The Kimmie, the Yink, and the Holy Gose pours a hazy straw color with a brilliant white, small-bubbled head. It smells like cracking open a homemade cucumber/vinegar salad on a cloudy, deserted ocean beach about an hour after sunrise. Initially, The Kimmie, the Yink, and the Holy Gose tastes like a rich, salty, malty verjus2, with Meyer lemon and barely ripe pineapple making its presence known a few seconds later. The finish is surprisingly substantial—there’s an earthy sweetness, possibly from the added coriander, and the complex, gorgeous savory and salty lemonade flavors stick around for a lot longer than expected. It’s a bracing, shock-to-the-system beer that can easily be enjoyed on its own, yet attempts to match it with complimentary food items were a great success: salty Marcona almonds and popcorn were given a summery lemon squeeze, and a spicy tuna ceviche (with, admittedly, salty corn chips) paired with The Kimmie, the Yink, and the Holy Gose was synergistically amazing.
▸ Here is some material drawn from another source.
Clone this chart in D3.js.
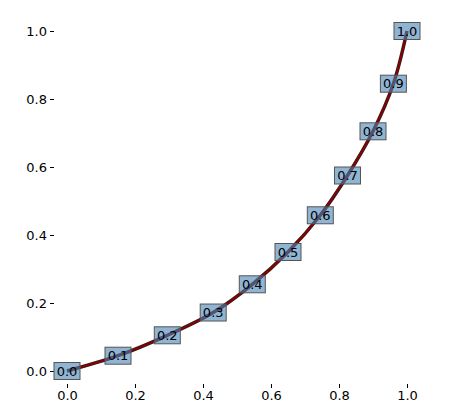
<!DOCTYPE html><html><head><script src="https://cdn.jsdelivr.net/npm/d3@7"></script>
<style>body{margin:0;background:#fff}text{font-family:"DejaVu Sans";}</style></head><body><svg id="c" width="474" height="409"></svg>
<script>
const labels=["0.0","0.1","0.2","0.3","0.4","0.5","0.6","0.7","0.8","0.9","1.0"];
const xs=[0,0.15,0.295,0.43,0.545,0.65,0.745,0.825,0.9,0.96,1.0];
const ys=[0,0.045,0.105,0.172,0.255,0.35,0.458,0.575,0.705,0.845,1.0];
const ticks=[0,0.2,0.4,0.6,0.8,1.0];
const svg=d3.select("#c");
const x=d3.scaleLinear().domain([0,1]).range([67,407]);
const y=d3.scaleLinear().domain([0,1]).range([371,31]);
const ax=svg.append("g").attr("transform","translate(0,384)").call(d3.axisBottom(x).tickValues(ticks).tickFormat(d3.format(".1f")).tickSize(4).tickPadding(3));
const ay=svg.append("g").attr("transform","translate(54,0)").call(d3.axisLeft(y).tickValues(ticks).tickFormat(d3.format(".1f")).tickSize(4).tickPadding(3));
[ax,ay].forEach(a=>{a.select(".domain").remove();a.selectAll("text").attr("font-size",13).attr("fill","#000").attr("font-family","DejaVu Sans");a.selectAll("line").attr("stroke","#000");});
const pts=xs.map((v,i)=>[x(v),y(ys[i])]);
const line=d3.line().curve(d3.curveCatmullRom);
svg.append("path").attr("d",line(pts)).attr("fill","none").attr("stroke","#222").attr("stroke-width",3.5);
svg.append("path").attr("d",line(pts)).attr("fill","none").attr("stroke","#8b0000").attr("stroke-width",2);
const g=svg.selectAll(".l").data(labels).enter().append("g").attr("transform",(d,i)=>`translate(${x(xs[i])},${y(ys[i])})`);
g.append("rect").attr("x",-13).attr("y",-8.5).attr("width",26).attr("height",17).attr("fill","rgba(70,130,180,0.6)").attr("stroke","#555").attr("stroke-width",1);
g.append("text").text(d=>d).attr("text-anchor","middle").attr("dy","0.35em").attr("font-size",13).attr("fill","#000");
</script></body></html>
Into the blue again, in the silent water.
So tweaking the electrolyte content of water imparts all sorts of vital yet barely perceptible notes to your beer (at least to us amateurs). What happens when you tweak gose by adding unconventional ingredients, and they impart non-vital yet totally perceptible peach/cherry/black lime/cucumber/prickly pear/guava/etc. notes? Pick a favorite! Give gose a try, but, please, keep an eye peeled for unadulterated versions. Many delicious goses are out there—yes, even ones with all sorts of fruit or veggies added—but for my American dollars, The Kimmie, the Yink, and the Holy Gose remains the Blessed Trinity, same as it ever was, same as it ever was. Amen3.
1Like every one of the hundreds and hundreds of Gose reviews out there, here’s the gentle reminder that the proper Deutsch pronunciation of Gose rhymes with Lederhose and is ‘goes-uh.’
2Winemakers will often thin or cut off whole grape clusters in mid-summer to concentrate flavors and ensure ripening of the remaining grapes. If these grapes are pressed and bottled, verjus is the result—a tart, slightly vinegary grape juice that can be used as a vinegar substitute or as a base for non-alcoholic (or alcoholic) cocktails. Medlock Ames in Sonoma County and Navarro in Anderson Valley make outstanding examples.
3A personal note: The Kimmie, the Yink, and the Holy Gose was my introduction to gose (Shed, Healdsburg CA, August 2014, happy hour 473ml pint for $4; yes, I’m well aware that you didn’t ask and couldn’t care less). It was a paradigm shifter of a beer akin to my first Sierra Nevada Bigfoot. I’ve spent the intervening years (especially the last six weeks) chasing the gose dragon, with intermittent success.